Weight change in the acute treatment of bipolar I disorder: A naturalistic observational study of psychiatric inpatients

Department of Psychiatry, Asan Medical Center, University of Ulsan College of Medicine, Seoul, South Korea.
Journal of Affective Disorders (Impact Factor: 3.71). 02/2008; 105(1-3):45-52. DOI: 10.1016/j.jad.2007.04.006
Source: PubMed

ABSTRACT Bipolar patients have increased prevalence rates of overweight and obesity compared with the general population. Recent increases in the use of atypical antipsychotics and combination therapies have led to growing concern about obesity and metabolic disturbances. We therefore evaluated weight change and its correlates during the treatment of acute mania in a closed-ward hospital setting.
We evaluated weight change over 4 weeks in 179 consecutive patients with bipolar I disorder presenting with acute manic symptoms.
Overall weight change was +2.7+/-3.0 kg (+4.6+/-5.2%). Whereas 24.6% of patients were obese at baseline, 36.3% were obese after 4 weeks. Duration of illness was correlated with weight change, but its effect was not robust. Baseline weight/BMI, sex, age of onset, and history of previous medication were not significantly correlated with weight changes. Patients prescribed olanzapine plus valproate showed the largest increase in weight (3.8+/-2.9 kg). Overall, patients on any kind of atypical antipsychotics showed greater weight gain than those on typical antipsychotics or without antipsychotics.

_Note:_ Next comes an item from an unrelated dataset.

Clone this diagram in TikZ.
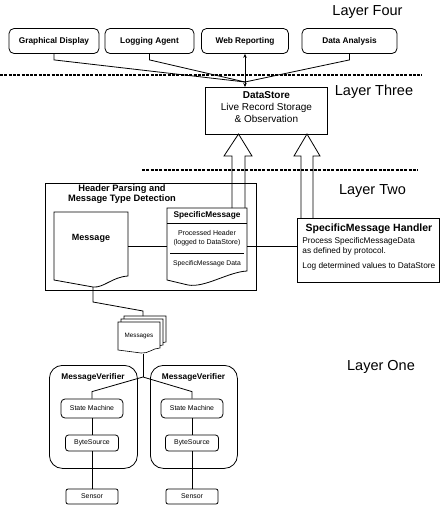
\documentclass[tikz,border=0pt]{standalone}
\usepackage{fontspec}
\setmainfont{Liberation Sans}
\usetikzlibrary{arrows.meta,calc}
\newcommand{\myfs}[2]{\fontsize{#1}{#2}\selectfont}
\begin{document}
\begin{tikzpicture}[x=1pt,y=-1pt,line width=0.8pt,
  topbox/.style={draw, rounded corners=5pt, minimum height=25pt, inner sep=0pt, font=\myfs{8.3}{9}\bfseries},
  layer/.style={font=\myfs{14.5}{16}},
  smallbox/.style={draw, rounded corners=4pt, inner sep=0pt, font=\myfs{6.9}{8}},
  verbox/.style={draw, rounded corners=13pt, minimum width=88pt, minimum height=103pt, inner sep=0pt},
  plainbox/.style={draw, inner sep=0pt},
  dotline/.style={line width=2.2pt, dash pattern=on 3pt off 1.3pt},
  tipend/.style={-{Stealth[length=4pt,width=3.5pt]}},
  tipboth/.style={{Stealth[length=4pt,width=3.5pt]}-{Stealth[length=4pt,width=3.5pt]}}]
\useasboundingbox (0,0) rectangle (443,507);

% layer labels
\node[layer] (l4) at (367.5,12) {Layer Four};
\node[layer] (l3) at (374,92) {Layer Three};
\node[layer] (l2) at (372.5,191) {Layer Two};
\node[layer] (l1) at (381,367) {Layer One};

% layer four boxes
\node[topbox, minimum width=90pt] (gd) at (54,41) {Graphical Display};
\node[topbox, minimum width=89pt] (la) at (149.5,41) {Logging Agent};
\node[topbox, minimum width=87pt] (wr) at (245,41) {Web Reporting};
\node[topbox, minimum width=95pt] (da) at (349.5,41) {Data Analysis};

% DataStore
\node[plainbox, minimum width=122pt, minimum height=47pt, anchor=north west] (ds) at (205,87) {};
\node[anchor=north, align=center, inner sep=0pt, font=\myfs{10}{12}] (dst) at ($(ds.north)+(0,4)$) {{\bfseries DataStore}\\Live Record Storage\\\& Observation};
\coordinate (dsin) at ($(ds.north west)+(40,0)$);
\coordinate (conv) at ($(dsin)+(0,-5)$);

\draw (gd.south) -- ++(0,6) -- (conv);
\draw (la.south) -- ++(0,6) -- (conv);
\draw (da.south) -- ++(0,6) -- (conv);
\draw[tipboth] (dsin) -- (wr.south);

% dotted separators
\draw[dotline] (0,75) -- (422,75);
\draw[dotline] (142,170) -- (418,170);

% header parsing box
\node[plainbox, minimum width=211pt, minimum height=107pt, anchor=north west] (hp) at (45,183) {};
\node[anchor=north, align=center, inner sep=0pt, font=\myfs{9.3}{10}\bfseries] (hpt) at (122,184) {Header Parsing and\\Message Type Detection};

% Message document
\draw (54,212) -- (128,212) -- (128,276) .. controls (112,277) and (104,288) .. (93,287) -- (54,280) -- cycle;
\coordinate (msgbot) at (93,287);
\coordinate (msgr) at (128,246);
\node[font=\myfs{9}{10}\bfseries] (msg) at (91,238) {Message};

% SpecificMessage document
\draw (167,208) -- (247,208) -- (247,271) .. controls (228,272) and (205,288) .. (188,285) -- (167,280) -- cycle;
\draw (167,223) -- (247,223);
\draw (170,253) -- (244,253);
\node[font=\myfs{8.3}{9}\bfseries] (smt) at (207,215.5) {SpecificMessage};
\node[align=center, font=\myfs{7}{9.5}] (smh) at (207,238) {Processed Header\\(logged to DataStore)};
\node[font=\myfs{6.8}{8}] (smd) at (207,264) {SpecificMessage Data};
\coordinate (sml) at (167,246);
\coordinate (smr) at (247,246);

% Handler
\node[plainbox, minimum width=142pt, minimum height=64pt, anchor=north west] (hd) at (297,218) {};
\node[font=\myfs{10.5}{12}\bfseries] (hdt) at (369,228.5) {SpecificMessage Handler};
\node[anchor=north west, align=left, inner sep=0pt, font=\myfs{8.3}{10}] (hdb) at (302,237) {Process SpecificMessageData\\as defined by protocol.\\[5pt]Log determined values to DataStore};

\draw (msgr) -- (sml);
\draw (smr) -- (hd.west |- smr);

% hollow arrows up to DataStore
\draw (232,208) -- (232,156) -- (224,156) -- (238.5,134) -- (252,156) -- (245,156) -- (245,208);
\draw (301,218) -- (301,156) -- (294,156) -- (307,134) -- (320,156) -- (313,156) -- (313,218);

% Messages stack
\foreach \d in {6,3,0}{
  \draw[fill=white, line width=0.6pt] (118+\d,322-\d) -- (160+\d,322-\d) -- (160+\d,348-\d) .. controls (153+\d,348-\d) and (148+\d,354-\d) .. (141+\d,353-\d) -- (118+\d,350-\d) -- cycle;
}
\node[font=\myfs{6.3}{7}] (msgs) at (139,336) {Messages};
\coordinate (msgstop) at (143,316);
\coordinate (msgsbot) at (143,353.5);
\draw (msgbot) -- ++(0,15) -- ($(msgstop)+(0,-5)$) -- (msgstop);

% Message verifiers
\node[verbox, anchor=north west] (mv1) at (49,365) {};
\node[verbox, anchor=north west, minimum width=87pt] (mv2) at (150,365) {};
\node[font=\myfs{8.3}{9}\bfseries] (mv1t) at (93,377) {MessageVerifier};
\node[font=\myfs{8.3}{9}\bfseries] (mv2t) at (193.5,377) {MessageVerifier};

\node[smallbox, minimum width=62pt, minimum height=19pt] (sm1) at (92,408.5) {State Machine};
\node[smallbox, minimum width=62pt, minimum height=19pt] (sm2) at (192,408.5) {State Machine};
\node[smallbox, rounded corners=3pt, minimum width=53pt, minimum height=16pt] (bs1) at (92,443) {ByteSource};
\node[smallbox, rounded corners=3pt, minimum width=53pt, minimum height=16pt] (bs2) at (192,443) {ByteSource};
\node[smallbox, rounded corners=2pt, minimum width=52pt, minimum height=15pt] (se1) at (92,496.5) {Sensor};
\node[smallbox, rounded corners=2pt, minimum width=52pt, minimum height=15pt] (se2) at (192,496.5) {Sensor};

\coordinate (br) at (143,377);
\draw (msgsbot) -- (br);
\draw (br) -- ($(sm1.north)+(0,-7)$) -- (sm1.north);
\draw (br) -- ($(sm2.north)+(0,-7)$) -- (sm2.north);
\draw (sm1.south) -- (bs1.north);
\draw (sm2.south) -- (bs2.north);
\draw (bs1.south) -- (se1.north);
\draw (bs2.south) -- (se2.north);
\end{tikzpicture}
\end{document}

Combination treatment with antipsychotics and mood stabilizer resulted in greater weight gain than monotherapy with an antipsychotic or mood stabilizer.
The short-term assessment (4 weeks) of weight change and the lack of variables previously reported to be related to weight gain, such as number of depressive episodes, warrant caution in the interpretation of our results.
Even during short period of acute treatment, bipolar patients showed significant weight gain and became obese in a closed-ward setting. Clinicians prescribing combination therapies should pay more attention to weight gain and obesity.